The U.S. Department of Labor’s (USDOL) Employee Benefits Security Administration (EBSA) on Aug. 18 announced an interim final rule that will help workers determine their ability to retire. 

That rule would allow them to estimate how their current savings in a 401(k)-type plan might translate into lifetime monthly payments, per a USDOL news release. 

The rule implements section 203 of the Setting Every Community Up for Retirement Enhancement (SECURE) Act of 2019.

The SECURE Act, signed into law by President Donald Trump, amended the pension-benefit statement requirements under section 105 of the Employee Retirement Income Security Act of 1974 (ERISA). It requires a participant’s accrued benefits to be included on his/her pension-benefit statement as a current account balance, and as an estimated lifetime stream of payments. 

Using assumptions set forth in the rule, plan administrators will show participants equivalents of their retirement savings as monthly income under two potential scenarios — first, as a single lifetime-income stream, and second, as an income stream that factors in a survivor benefit.

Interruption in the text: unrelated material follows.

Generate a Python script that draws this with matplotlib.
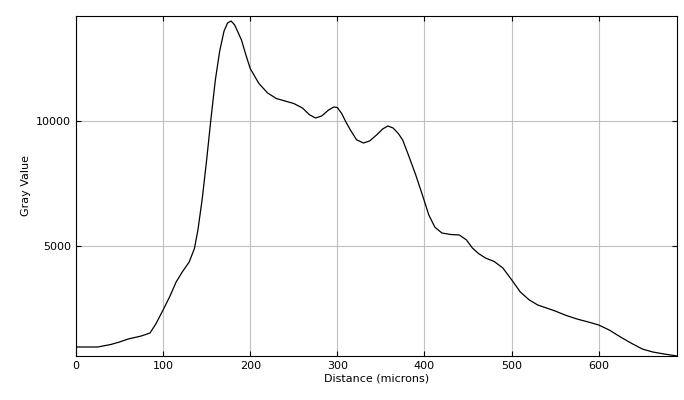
import matplotlib
matplotlib.use("Agg")
import matplotlib.pyplot as plt

distance = [0, 25, 40, 50, 60, 75, 85, 92, 100, 108, 115, 122, 130, 136, 140, 145, 150, 155, 160, 165, 170, 174, 178, 182, 186, 190, 195, 200, 210, 220, 230, 240, 250, 260, 268, 275, 282, 290, 296, 300, 305, 310, 315, 322, 330, 337, 345, 352, 358, 364, 370, 375, 382, 390, 398, 405, 412, 420, 430, 440, 448, 455, 462, 470, 480, 490, 500, 510, 520, 530, 540, 550, 562, 575, 588, 600, 612, 625, 638, 650, 662, 675, 690]
gray = [960, 960, 1060, 1160, 1280, 1400, 1520, 1900, 2440, 3000, 3560, 3960, 4360, 4900, 5640, 6900, 8440, 10100, 11640, 12800, 13600, 13920, 14000, 13850, 13550, 13240, 12650, 12100, 11500, 11120, 10900, 10800, 10700, 10520, 10250, 10120, 10200, 10440, 10560, 10540, 10300, 9950, 9640, 9250, 9120, 9200, 9440, 9680, 9800, 9720, 9500, 9240, 8600, 7840, 7000, 6240, 5750, 5520, 5460, 5440, 5250, 4920, 4700, 4520, 4380, 4120, 3650, 3160, 2850, 2640, 2520, 2400, 2230, 2080, 1960, 1840, 1640, 1360, 1100, 880, 760, 680, 600]
xticks = [0, 100, 200, 300, 400, 500, 600]
yticks = [5000, 10000]

fig = plt.figure(figsize=(6.84, 4.0), dpi=100)
ax = fig.add_axes([0.111, 0.11, 0.879, 0.85])
ax.plot(distance, gray, color="black", lw=0.9)
ax.set_xlim(0, 690)
ax.set_ylim(600, 14200)
ax.set_xticks(xticks)
ax.set_yticks(yticks)
ax.grid(True, color="#c0c0c0", lw=0.8)
ax.tick_params(direction="in", top=True, right=True, labelsize=8)
ax.set_xlabel("Distance (microns)", fontsize=8, labelpad=2)
ax.set_ylabel("Gray Value", fontsize=8)
fig.savefig("out.png", dpi=100)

“Our goal is to help workers and retirees understand how savings translate to retirement income,” Jeanne Klinefelter Wilson, acting assistant secretary of labor for the Employee Benefits Security Administration, said. “Defined contribution plan savings are meant to stretch across the years of retirement. When workers are reminded of what their balances could mean in terms of an estimated monthly dollar amount, they can use this information to plan both savings and spending.”

Interim final rule

Under the interim final rule, retirement plans would provide lifetime-income illustrations using prescribed assumptions designed to give savers a “realistic illustration” of how much monthly retirement income they could expect with their account balance. 

Retirement plans also will provide explanations about what the lifetime-income illustrations mean and the assumptions used to calculate the illustrations. 

To help ease the administrative burdens on plan administrators, the interim final rule includes model language that may be used for these explanations. Plan fiduciaries that use the regulatory assumptions and the model language prescribed by the rule will qualify for liability relief and will not be held liable in the event participants are unable to purchase equivalent monthly payments.

The interim final rule will be effective 12 months after the date of its publication in the Federal Register. The interim final rule includes a 60-day comment period. The department will use comments to improve the rule before its effective date.